The Lego Movie 2 possiede poco di ciò che caratterizzava in positivo il suo predecessore. Non c’è più l’esplosività visuale della composizione scenica – quella costruzione dell’immagine così puntuale nell’organizzazione dei dettagli da risultare materia organicamente tesa all’esaltazione; non c’è più l’imprevedibilità della gag dal tempo comico dilatato, il gioco di parole di assetto fulminante, la citazione ricercata; nemmeno la forza prodigiosa del colpo di scena a forma di cambio di prospettiva, lo scossone del ridimensionamento emozionale interessato al messaggio morale. C’è continuità nella proposta editoriale, coerenza stilistica e attenzione nel contatto con il contemporaneo, ma niente di più. Il sequel del gioiello che ha lanciato l’universo di film a mattoncini è infatti un testo cinematografico molto meno segnante e ispirato, una costruzione dignitosa ma non esaltante, un contributo creativo tanto interessato all’espansione della retorica didattica quanto distratto nel rilancio del racconto animato.
Passati cinque anni dall’invasione degli alieni Duplo, gli abitanti dell’universo Lego abitano in uno stato di disfacimento post apocalittico. Persino Emmet è costretto dopo alcuni avvenimenti tragici a dimenticare la propria felicità per indurirsi e affrontare le nuove difficoltà presentategli dall’universo. In questa cornice narrativa apocalittica il sequel imposta un nuovo arco esplorativo delle identità dei suoi protagonisti, muovendo dalla rivelazione finale del primo capitolo per dilatare il nucleo di significato meta e legarlo ad alcuni problemi sociali attuali.
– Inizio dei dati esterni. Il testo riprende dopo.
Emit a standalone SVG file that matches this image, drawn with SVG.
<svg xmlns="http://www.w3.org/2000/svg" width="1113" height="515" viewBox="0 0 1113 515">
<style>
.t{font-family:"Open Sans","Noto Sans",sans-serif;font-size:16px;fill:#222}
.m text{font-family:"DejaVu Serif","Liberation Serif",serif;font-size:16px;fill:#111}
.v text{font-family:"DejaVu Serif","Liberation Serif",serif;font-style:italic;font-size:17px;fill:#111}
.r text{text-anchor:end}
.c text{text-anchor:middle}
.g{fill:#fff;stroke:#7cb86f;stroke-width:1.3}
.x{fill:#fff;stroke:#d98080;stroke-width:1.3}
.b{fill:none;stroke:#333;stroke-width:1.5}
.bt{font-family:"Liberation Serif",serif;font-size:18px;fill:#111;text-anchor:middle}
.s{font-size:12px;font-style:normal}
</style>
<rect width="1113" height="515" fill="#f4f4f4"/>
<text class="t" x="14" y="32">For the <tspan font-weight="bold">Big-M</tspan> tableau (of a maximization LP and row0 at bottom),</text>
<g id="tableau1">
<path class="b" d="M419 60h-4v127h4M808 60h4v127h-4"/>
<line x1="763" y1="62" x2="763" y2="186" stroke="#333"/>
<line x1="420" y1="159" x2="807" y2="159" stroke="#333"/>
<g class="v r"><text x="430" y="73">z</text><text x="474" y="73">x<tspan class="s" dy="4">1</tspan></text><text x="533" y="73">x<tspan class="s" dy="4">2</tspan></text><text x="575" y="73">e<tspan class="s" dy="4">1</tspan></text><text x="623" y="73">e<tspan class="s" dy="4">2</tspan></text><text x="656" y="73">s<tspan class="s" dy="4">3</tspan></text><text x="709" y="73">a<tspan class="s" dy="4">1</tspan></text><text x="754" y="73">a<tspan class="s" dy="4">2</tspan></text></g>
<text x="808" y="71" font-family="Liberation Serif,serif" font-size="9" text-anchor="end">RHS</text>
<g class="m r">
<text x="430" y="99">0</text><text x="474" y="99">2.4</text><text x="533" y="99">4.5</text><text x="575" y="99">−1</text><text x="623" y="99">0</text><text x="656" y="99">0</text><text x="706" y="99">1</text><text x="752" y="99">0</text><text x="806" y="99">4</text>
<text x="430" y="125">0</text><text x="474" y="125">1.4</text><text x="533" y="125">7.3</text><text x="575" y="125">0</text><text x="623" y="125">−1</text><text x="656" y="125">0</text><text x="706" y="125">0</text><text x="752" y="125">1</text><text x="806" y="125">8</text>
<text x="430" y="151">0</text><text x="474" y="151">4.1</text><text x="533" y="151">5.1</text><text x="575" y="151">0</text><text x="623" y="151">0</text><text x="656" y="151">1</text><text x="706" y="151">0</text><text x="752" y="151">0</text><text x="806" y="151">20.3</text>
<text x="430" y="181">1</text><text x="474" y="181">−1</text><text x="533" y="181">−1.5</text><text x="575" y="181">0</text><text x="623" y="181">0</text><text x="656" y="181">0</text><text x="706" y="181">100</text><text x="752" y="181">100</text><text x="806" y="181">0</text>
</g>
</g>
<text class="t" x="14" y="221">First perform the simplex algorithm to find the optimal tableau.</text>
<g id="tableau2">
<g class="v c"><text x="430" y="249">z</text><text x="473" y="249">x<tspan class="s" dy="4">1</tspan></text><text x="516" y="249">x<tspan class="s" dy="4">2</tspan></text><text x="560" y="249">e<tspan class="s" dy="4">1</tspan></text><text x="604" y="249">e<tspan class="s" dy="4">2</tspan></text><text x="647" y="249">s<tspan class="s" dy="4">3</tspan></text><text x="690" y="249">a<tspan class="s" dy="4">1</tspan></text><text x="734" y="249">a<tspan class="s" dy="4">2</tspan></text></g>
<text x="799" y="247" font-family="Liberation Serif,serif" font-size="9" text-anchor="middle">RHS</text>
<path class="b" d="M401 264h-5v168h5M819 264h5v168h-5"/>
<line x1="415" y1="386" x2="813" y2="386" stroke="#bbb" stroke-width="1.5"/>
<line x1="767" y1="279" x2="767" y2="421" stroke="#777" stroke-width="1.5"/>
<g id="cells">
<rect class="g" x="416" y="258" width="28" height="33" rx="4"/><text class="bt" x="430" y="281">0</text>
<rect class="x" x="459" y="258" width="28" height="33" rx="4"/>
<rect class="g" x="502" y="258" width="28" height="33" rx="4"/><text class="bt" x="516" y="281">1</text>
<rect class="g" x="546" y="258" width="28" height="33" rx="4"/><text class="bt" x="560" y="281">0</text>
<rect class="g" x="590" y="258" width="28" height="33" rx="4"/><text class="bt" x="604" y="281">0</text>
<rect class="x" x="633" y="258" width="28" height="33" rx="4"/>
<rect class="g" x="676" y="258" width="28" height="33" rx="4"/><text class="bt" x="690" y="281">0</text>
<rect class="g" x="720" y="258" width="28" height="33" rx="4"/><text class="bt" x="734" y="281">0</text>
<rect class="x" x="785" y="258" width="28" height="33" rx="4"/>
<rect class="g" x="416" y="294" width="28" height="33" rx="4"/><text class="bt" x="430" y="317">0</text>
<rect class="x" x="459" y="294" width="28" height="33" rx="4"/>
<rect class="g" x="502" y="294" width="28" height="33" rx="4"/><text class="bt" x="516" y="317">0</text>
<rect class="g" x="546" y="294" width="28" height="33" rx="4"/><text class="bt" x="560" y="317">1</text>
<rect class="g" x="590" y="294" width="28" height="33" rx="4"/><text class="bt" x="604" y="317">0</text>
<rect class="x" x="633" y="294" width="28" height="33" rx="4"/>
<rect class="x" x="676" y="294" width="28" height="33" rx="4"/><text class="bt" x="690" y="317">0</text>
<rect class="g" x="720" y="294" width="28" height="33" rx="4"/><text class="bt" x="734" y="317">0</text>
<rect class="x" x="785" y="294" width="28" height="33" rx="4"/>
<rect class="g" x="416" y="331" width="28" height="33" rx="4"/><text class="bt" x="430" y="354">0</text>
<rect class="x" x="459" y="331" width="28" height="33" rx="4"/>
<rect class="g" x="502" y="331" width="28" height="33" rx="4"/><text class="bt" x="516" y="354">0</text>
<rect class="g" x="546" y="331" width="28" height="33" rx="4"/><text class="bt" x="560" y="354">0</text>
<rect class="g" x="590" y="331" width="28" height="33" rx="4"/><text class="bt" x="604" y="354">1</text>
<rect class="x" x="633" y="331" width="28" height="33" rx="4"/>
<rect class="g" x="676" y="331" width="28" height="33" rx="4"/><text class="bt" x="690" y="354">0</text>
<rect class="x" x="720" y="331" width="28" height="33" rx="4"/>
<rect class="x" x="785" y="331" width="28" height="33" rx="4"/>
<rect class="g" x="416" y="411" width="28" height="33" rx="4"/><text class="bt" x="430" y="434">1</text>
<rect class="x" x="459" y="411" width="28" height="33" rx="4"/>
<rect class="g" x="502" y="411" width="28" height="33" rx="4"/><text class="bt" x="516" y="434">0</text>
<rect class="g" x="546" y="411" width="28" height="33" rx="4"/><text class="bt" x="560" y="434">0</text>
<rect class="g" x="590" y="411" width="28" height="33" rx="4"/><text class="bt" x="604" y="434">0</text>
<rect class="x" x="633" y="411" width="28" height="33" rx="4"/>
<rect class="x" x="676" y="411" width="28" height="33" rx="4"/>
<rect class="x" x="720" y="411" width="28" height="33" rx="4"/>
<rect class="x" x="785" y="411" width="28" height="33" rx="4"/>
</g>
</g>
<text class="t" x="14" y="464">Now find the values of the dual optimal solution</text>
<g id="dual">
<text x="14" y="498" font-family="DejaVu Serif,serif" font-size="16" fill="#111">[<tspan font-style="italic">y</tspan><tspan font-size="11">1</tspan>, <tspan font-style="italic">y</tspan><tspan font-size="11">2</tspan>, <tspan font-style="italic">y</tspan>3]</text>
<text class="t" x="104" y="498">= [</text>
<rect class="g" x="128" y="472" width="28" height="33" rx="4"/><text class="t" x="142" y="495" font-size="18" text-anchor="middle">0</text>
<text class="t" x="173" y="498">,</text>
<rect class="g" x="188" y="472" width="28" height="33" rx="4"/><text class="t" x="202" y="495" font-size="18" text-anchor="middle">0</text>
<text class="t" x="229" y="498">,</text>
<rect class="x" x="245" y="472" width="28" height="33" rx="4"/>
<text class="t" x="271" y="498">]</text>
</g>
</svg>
L’azione – stratificata ma meno chiara e appassionante – è infatti ancora funzionale alla pedagogia, che però in questo caso perde i connotati dell’insegnamento familista e si interessa – pur nell’ordine del contesto di riferimento – alla parità di genere e all’importanza della reciproca comprensione. L’intreccio è quindi schema di appoggio che gioca a carte scoperte e organizza le dinamiche al fine esclusivo della formazione del messaggio.
Il film diretto da Mike Mitchell inciampa però in se stesso e nella propria determinazione istruttiva, a causa di una artificiosa orchestrazione educativa colpevole di fagocitare la spontaneità della storia e di viziare la bontà dell’insegnamento. La nuova avventura di Emmet e Lucy soffre quindi della propria dichiarata ambizione, di un tono comunicativo che non possiede spinta genuina e di una focalizzazione contenutistica lontana dall’emozione e molto vicina a un ristringimento di prospettiva. La mancanza di soluzioni formali innovative è ulteriore suggerimento dell’assenza di una direzione capace di plastificare un’interessante molteplicità di messaggi sociali in una sintesi visiva roboante, in tavole visuali composte come casse di risonanza di significato. The Lego Movie 2 è invece troppo interessato al rigore del compito per accorgersi della propria forma sbiadita, evidente anche sotto un fervore colorato, calcato e urlato a gran voce.